→ Short exercise:
Write out the full listing exactly as given, minus the images.

→ Information supplied:
— Start —

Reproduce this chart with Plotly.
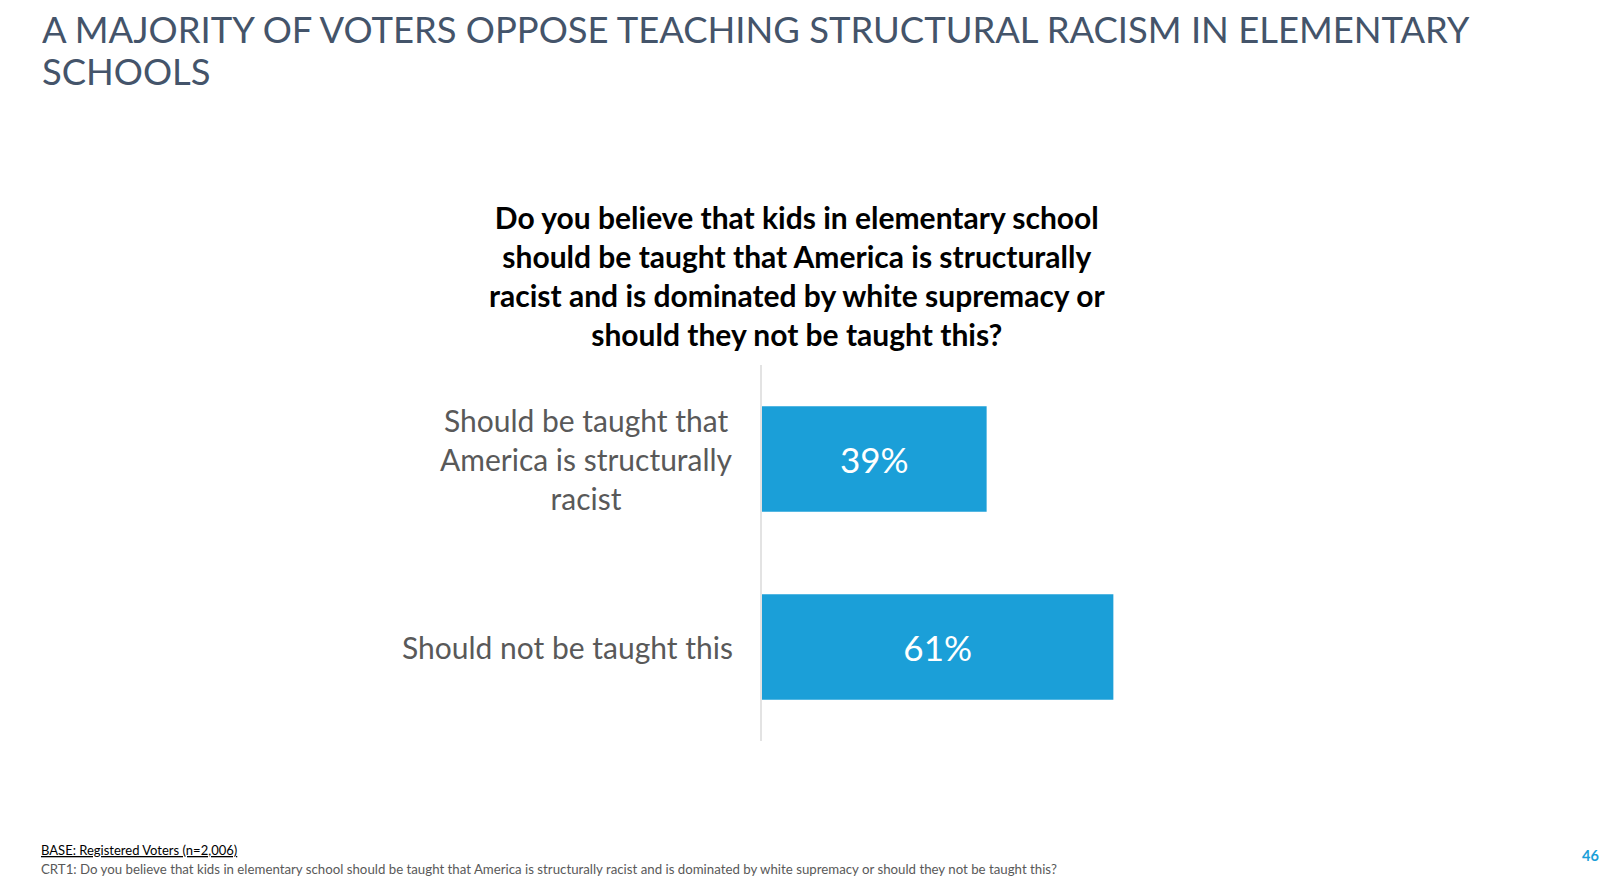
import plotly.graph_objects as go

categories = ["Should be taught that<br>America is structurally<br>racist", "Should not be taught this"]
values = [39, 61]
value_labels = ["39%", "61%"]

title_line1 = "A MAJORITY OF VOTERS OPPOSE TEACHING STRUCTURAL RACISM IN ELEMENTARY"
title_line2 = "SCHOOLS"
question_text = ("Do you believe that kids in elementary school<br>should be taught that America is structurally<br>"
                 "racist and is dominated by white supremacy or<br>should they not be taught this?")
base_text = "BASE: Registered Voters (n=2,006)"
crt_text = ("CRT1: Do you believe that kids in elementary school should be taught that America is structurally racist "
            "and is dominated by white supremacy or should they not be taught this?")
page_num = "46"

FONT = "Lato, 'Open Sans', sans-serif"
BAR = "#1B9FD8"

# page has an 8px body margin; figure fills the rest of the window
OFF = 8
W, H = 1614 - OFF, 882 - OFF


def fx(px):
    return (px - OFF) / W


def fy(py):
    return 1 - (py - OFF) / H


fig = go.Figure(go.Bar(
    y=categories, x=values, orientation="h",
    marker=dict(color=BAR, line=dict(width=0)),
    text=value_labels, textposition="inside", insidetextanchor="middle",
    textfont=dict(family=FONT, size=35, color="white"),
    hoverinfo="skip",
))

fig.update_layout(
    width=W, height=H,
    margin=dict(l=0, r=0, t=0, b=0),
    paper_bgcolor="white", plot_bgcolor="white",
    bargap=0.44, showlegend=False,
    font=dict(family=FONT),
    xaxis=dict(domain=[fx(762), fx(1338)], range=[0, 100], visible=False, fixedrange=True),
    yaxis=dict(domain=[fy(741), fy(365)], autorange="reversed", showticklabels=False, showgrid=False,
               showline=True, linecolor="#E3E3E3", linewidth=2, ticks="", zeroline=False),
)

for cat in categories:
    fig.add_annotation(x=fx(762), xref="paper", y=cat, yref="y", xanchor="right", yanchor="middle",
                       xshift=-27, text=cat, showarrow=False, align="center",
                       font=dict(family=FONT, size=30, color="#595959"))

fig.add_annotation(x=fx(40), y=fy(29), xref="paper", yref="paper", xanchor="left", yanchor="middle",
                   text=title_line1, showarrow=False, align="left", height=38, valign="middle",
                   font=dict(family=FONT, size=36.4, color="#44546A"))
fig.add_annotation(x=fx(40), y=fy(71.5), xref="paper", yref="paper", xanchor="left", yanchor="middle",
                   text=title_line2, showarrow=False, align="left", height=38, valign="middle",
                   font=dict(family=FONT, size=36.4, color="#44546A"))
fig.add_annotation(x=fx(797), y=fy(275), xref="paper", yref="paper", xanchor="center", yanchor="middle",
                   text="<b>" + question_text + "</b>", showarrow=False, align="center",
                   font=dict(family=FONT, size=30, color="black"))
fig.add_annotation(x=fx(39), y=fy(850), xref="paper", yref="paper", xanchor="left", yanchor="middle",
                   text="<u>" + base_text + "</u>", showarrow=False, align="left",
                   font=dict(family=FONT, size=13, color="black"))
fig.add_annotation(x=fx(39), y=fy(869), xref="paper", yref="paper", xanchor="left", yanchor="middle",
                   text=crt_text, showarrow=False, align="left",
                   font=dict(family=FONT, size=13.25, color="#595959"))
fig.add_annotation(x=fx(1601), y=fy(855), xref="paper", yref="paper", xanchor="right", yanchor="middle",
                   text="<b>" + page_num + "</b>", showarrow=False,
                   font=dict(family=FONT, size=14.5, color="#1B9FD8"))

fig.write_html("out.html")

— End —

→ The output:
Reproduce this chart with Plotly.
import plotly.graph_objects as go

categories = ["Should be taught that<br>America is structurally<br>racist", "Should not be taught this"]
values = [39, 61]
value_labels = ["39%", "61%"]

title_line1 = "A MAJORITY OF VOTERS OPPOSE TEACHING STRUCTURAL RACISM IN ELEMENTARY"
title_line2 = "SCHOOLS"
question_text = ("Do you believe that kids in elementary school<br>should be taught that America is structurally<br>"
                 "racist and is dominated by white supremacy or<br>should they not be taught this?")
base_text = "BASE: Registered Voters (n=2,006)"
crt_text = ("CRT1: Do you believe that kids in elementary school should be taught that America is structurally racist "
            "and is dominated by white supremacy or should they not be taught this?")
page_num = "46"

FONT = "Lato, 'Open Sans', sans-serif"
BAR = "#1B9FD8"

# page has an 8px body margin; figure fills the rest of the window
OFF = 8
W, H = 1614 - OFF, 882 - OFF


def fx(px):
    return (px - OFF) / W


def fy(py):
    return 1 - (py - OFF) / H


fig = go.Figure(go.Bar(
    y=categories, x=values, orientation="h",
    marker=dict(color=BAR, line=dict(width=0)),
    text=value_labels, textposition="inside", insidetextanchor="middle",
    textfont=dict(family=FONT, size=35, color="white"),
    hoverinfo="skip",
))

fig.update_layout(
    width=W, height=H,
    margin=dict(l=0, r=0, t=0, b=0),
    paper_bgcolor="white", plot_bgcolor="white",
    bargap=0.44, showlegend=False,
    font=dict(family=FONT),
    xaxis=dict(domain=[fx(762), fx(1338)], range=[0, 100], visible=False, fixedrange=True),
    yaxis=dict(domain=[fy(741), fy(365)], autorange="reversed", showticklabels=False, showgrid=False,
               showline=True, linecolor="#E3E3E3", linewidth=2, ticks="", zeroline=False),
)

for cat in categories:
    fig.add_annotation(x=fx(762), xref="paper", y=cat, yref="y", xanchor="right", yanchor="middle",
                       xshift=-27, text=cat, showarrow=False, align="center",
                       font=dict(family=FONT, size=30, color="#595959"))

fig.add_annotation(x=fx(40), y=fy(29), xref="paper", yref="paper", xanchor="left", yanchor="middle",
                   text=title_line1, showarrow=False, align="left", height=38, valign="middle",
                   font=dict(family=FONT, size=36.4, color="#44546A"))
fig.add_annotation(x=fx(40), y=fy(71.5), xref="paper", yref="paper", xanchor="left", yanchor="middle",
                   text=title_line2, showarrow=False, align="left", height=38, valign="middle",
                   font=dict(family=FONT, size=36.4, color="#44546A"))
fig.add_annotation(x=fx(797), y=fy(275), xref="paper", yref="paper", xanchor="center", yanchor="middle",
                   text="<b>" + question_text + "</b>", showarrow=False, align="center",
                   font=dict(family=FONT, size=30, color="black"))
fig.add_annotation(x=fx(39), y=fy(850), xref="paper", yref="paper", xanchor="left", yanchor="middle",
                   text="<u>" + base_text + "</u>", showarrow=False, align="left",
                   font=dict(family=FONT, size=13, color="black"))
fig.add_annotation(x=fx(39), y=fy(869), xref="paper", yref="paper", xanchor="left", yanchor="middle",
                   text=crt_text, showarrow=False, align="left",
                   font=dict(family=FONT, size=13.25, color="#595959"))
fig.add_annotation(x=fx(1601), y=fy(855), xref="paper", yref="paper", xanchor="right", yanchor="middle",
                   text="<b>" + page_num + "</b>", showarrow=False,
                   font=dict(family=FONT, size=14.5, color="#1B9FD8"))

fig.write_html("out.html")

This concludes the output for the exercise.